Why is this important?

Because the length of your sentences can affect how the reader reads—how fast or slow, and how they feel about what they’re reading. It affects the pacing of your story. It relays the feeling of the scene. It can add flow to your writing or take it away.

If things are happening fast or you’re writing a fight or battle scene and your sentences are long, winding, descriptive tomes the action just isn’t going to feel… well, active. But if your sentences are short, to the point—almost staccato—the pacing will pick up. Your reader’s eyes will fly down that page right along with the fists or words of your characters. If you are writing a romantic scene where your main characters are taking a slow stroll, but your sentences are short, you’re not going to get the languid feeling of romance.

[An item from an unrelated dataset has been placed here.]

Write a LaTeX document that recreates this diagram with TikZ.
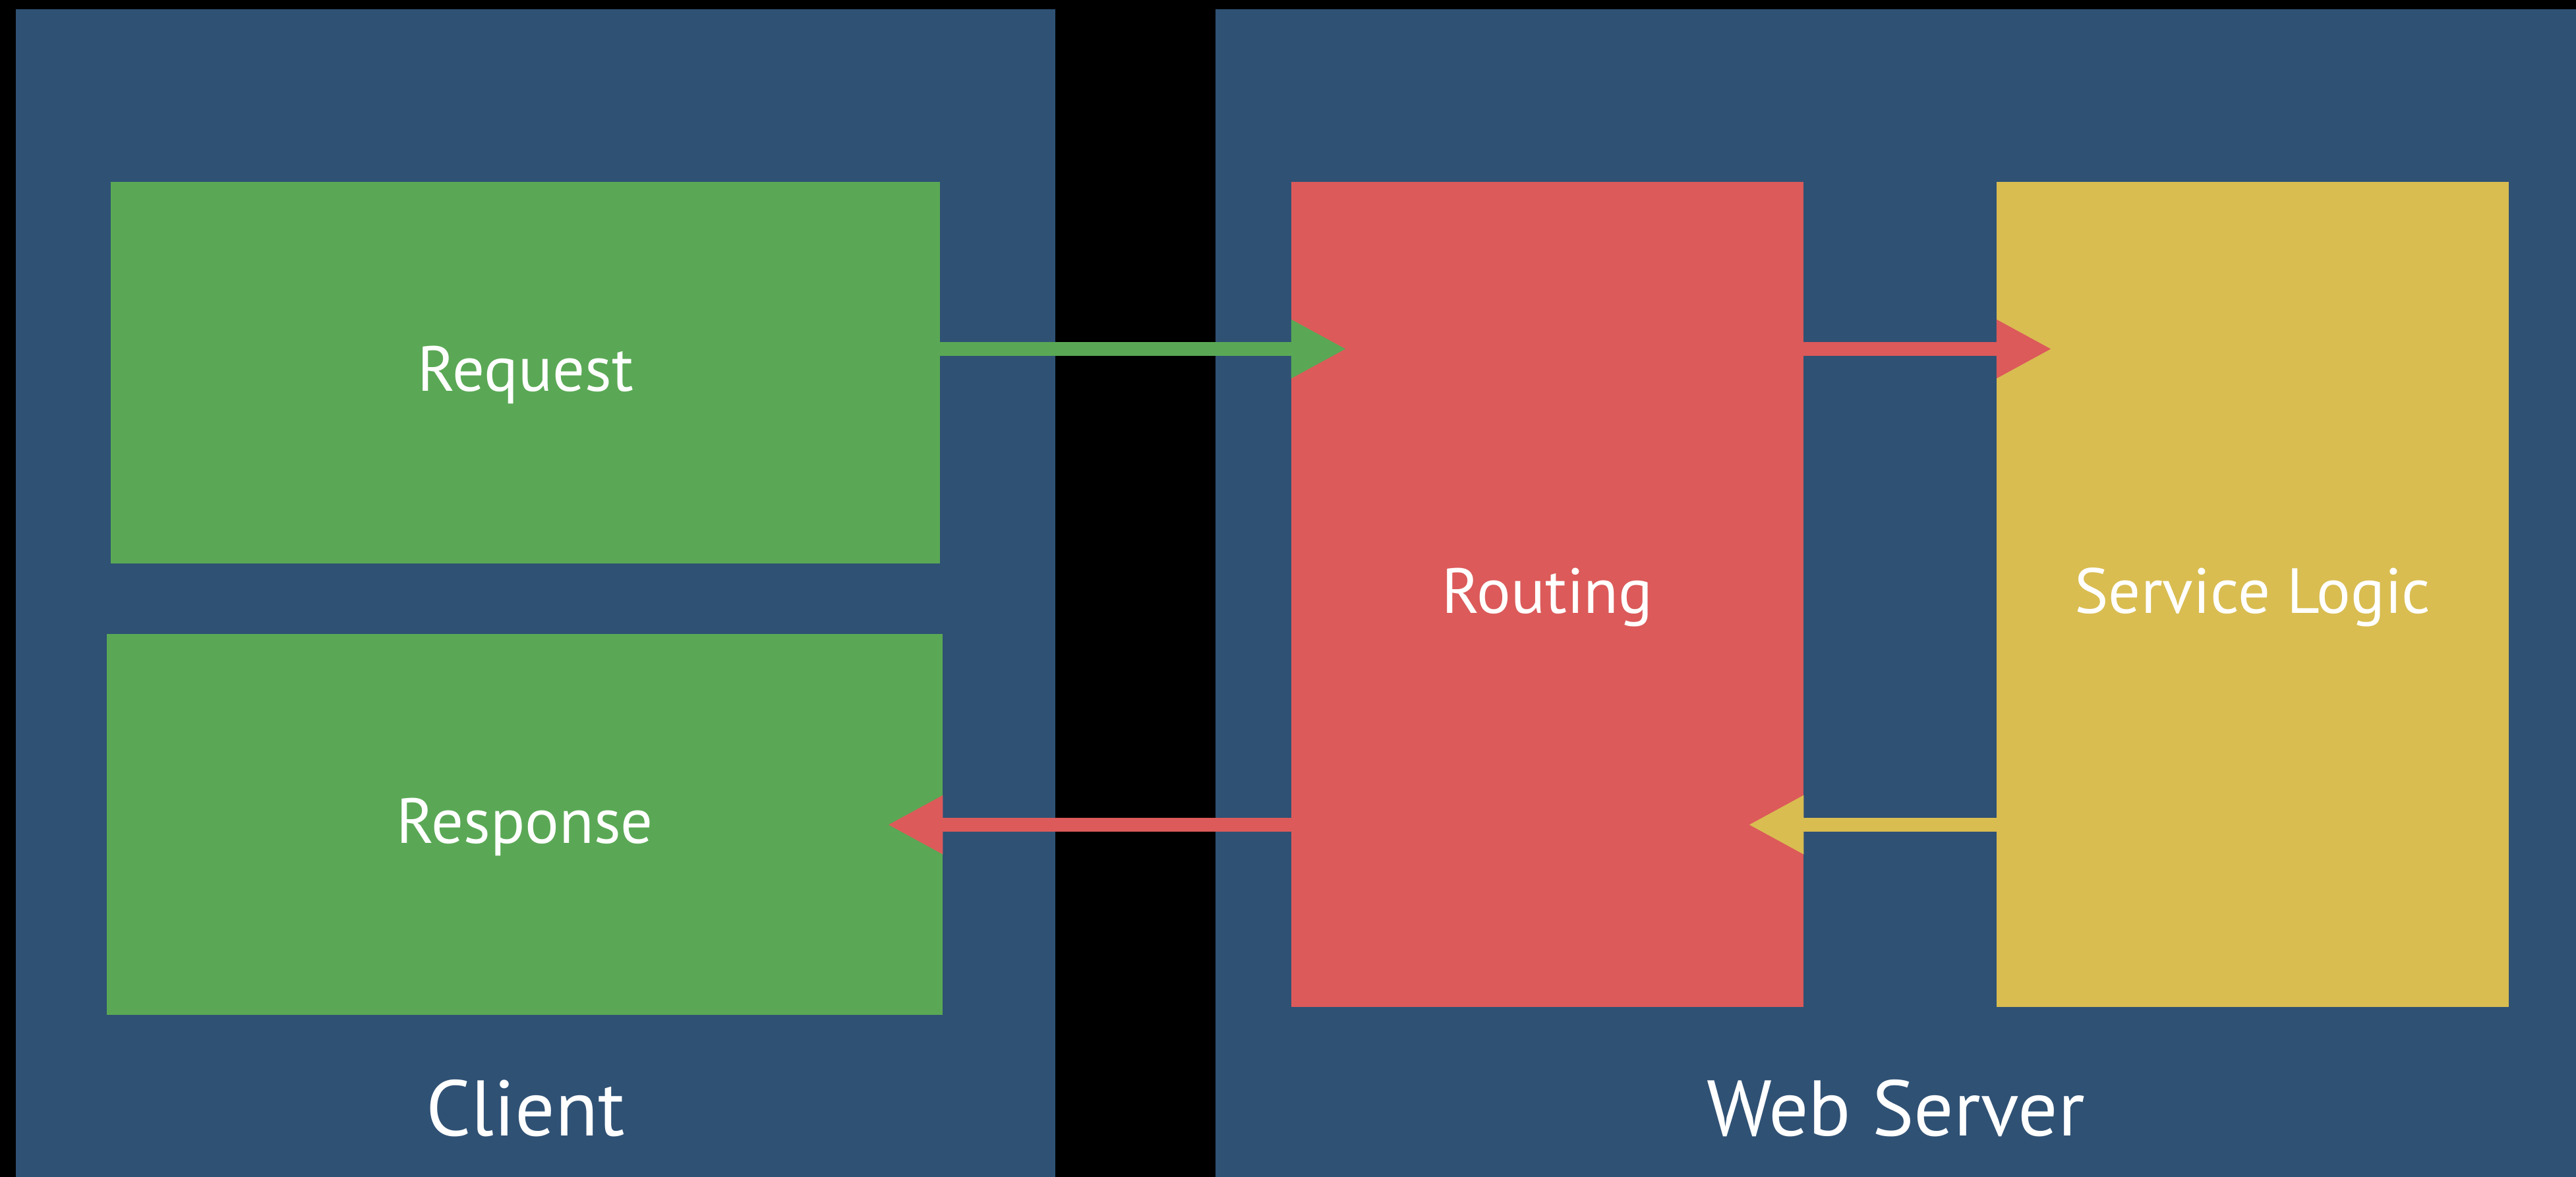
\documentclass[tikz,border=0pt]{standalone}
\usepackage{fontspec}
\setmainfont{PT Sans}
\usetikzlibrary{arrows.meta}
\definecolor{navy}{HTML}{2F5174}
\definecolor{boxgreen}{HTML}{5AA855}
\definecolor{boxred}{HTML}{DC5A5A}
\definecolor{boxyellow}{HTML}{D9BD51}
\begin{document}
\begin{tikzpicture}[x=0.01cm,y=-0.01cm,
  panel/.style={fill=navy,draw=none,inner sep=0pt,outer sep=0pt},
  blockbox/.style={draw=none,inner sep=0pt,outer sep=0pt,text=white,
    font=\fontsize{27.5pt}{31pt}\selectfont,text height=16pt,text depth=0pt},
  panellabel/.style={inner sep=0pt,text=white,
    font=\fontsize{34pt}{40pt}\selectfont,text height=26pt,text depth=0pt},
  flow/.style={line width=5.97pt,line cap=butt,-{Triangle[length=0.84cm,width=0.83cm]},shorten >=-0.84cm}
]
\fill[black] (0,0) rectangle (3908,1786);
\useasboundingbox (0,0) rectangle (3908,1786);
% panels
\node[panel,minimum width=15.76cm,minimum height=17.72cm,anchor=north west] (client) at (24,14) {};
\node[panel,minimum width=20.64cm,minimum height=17.72cm,anchor=north west] (server) at (1844,14) {};
% blocks
\node[blockbox,fill=boxgreen,minimum width=12.58cm,minimum height=5.79cm] (request) at (797,565.5) {Request};
\node[blockbox,fill=boxgreen,minimum width=12.68cm,minimum height=5.78cm] (response) at (796,1251) {Response};
\node[blockbox,fill=boxred,minimum width=7.77cm,minimum height=12.52cm] (routing) at (2347.5,902) {Routing};
\node[blockbox,fill=boxyellow,minimum width=7.77cm,minimum height=12.52cm] (service) at (3417.5,902) {Service Logic};
% panel labels
\node[panellabel] (clientlabel) at (797,1678) {Client};
\node[panellabel] (serverlabel) at (2876,1678) {Web Server};
% arrow levels
\coordinate (top) at (0,529.5);
\coordinate (bot) at (0,1251.5);
\draw[flow,boxgreen] (request.east |- top) -- (routing.west |- top);
\draw[flow,boxred] (routing.east |- top) -- (service.west |- top);
\draw[flow,boxyellow] (service.west |- bot) -- (routing.east |- bot);
\draw[flow,boxred] (routing.west |- bot) -- (response.east |- bot);
\end{tikzpicture}
\end{document}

People read short sentences quickly. They go really fast. It’s quick. It’s abrupt. It’s great for fights. Got snappy dialogue? Make it short. The pacing of the story will be fast. The action will be exciting. Short sentences. Short paragraphs.

But if you’re building your world, or allowing your reader to recover from an action scene, you can have longer sentences. Allow your reader to slow down their reading pace and you slow down the pace of the story giving your reader time to breath, to relax. You can fill your sentences with lovely metaphors or similes and allow your reader to wallow in the beauty of your world and the language you use to describe it. Fill your long paragraphs with feelings, emotions, thoughts, or analyzing what has been happening and what it all means.

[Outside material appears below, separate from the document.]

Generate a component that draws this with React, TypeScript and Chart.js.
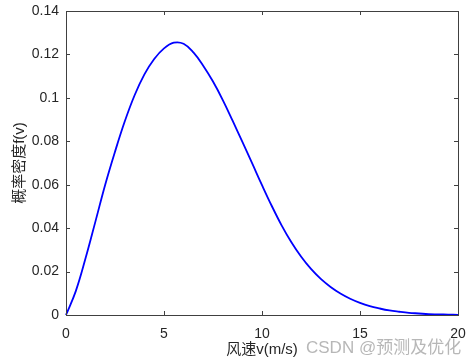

Writing a part with a moderate pace? Then vary your sentence length. Have one really short sentence. Followed by another that is longer, that has a lot of information or description. This way your reader won’t get bored. You’ll keep their attention because they won’t know what’s coming next.

Short sentences highlight important things.

We do this a lot in nonfiction, why shouldn’t you do it in fiction as well? When something is really important, you make it short and have it alone in it’s own paragraph. When you do this, you reader’s eyes will pause for just a microsecond to note the importance of the sentence, what it says, and its implications.

The length of your sentences can add atmosphere. They can add heat or lack of it. They can add cadence to your writing to make it beautiful or turn it ugly to catch your readers attention.

Play with the length of your sentences, and see how they make you feel.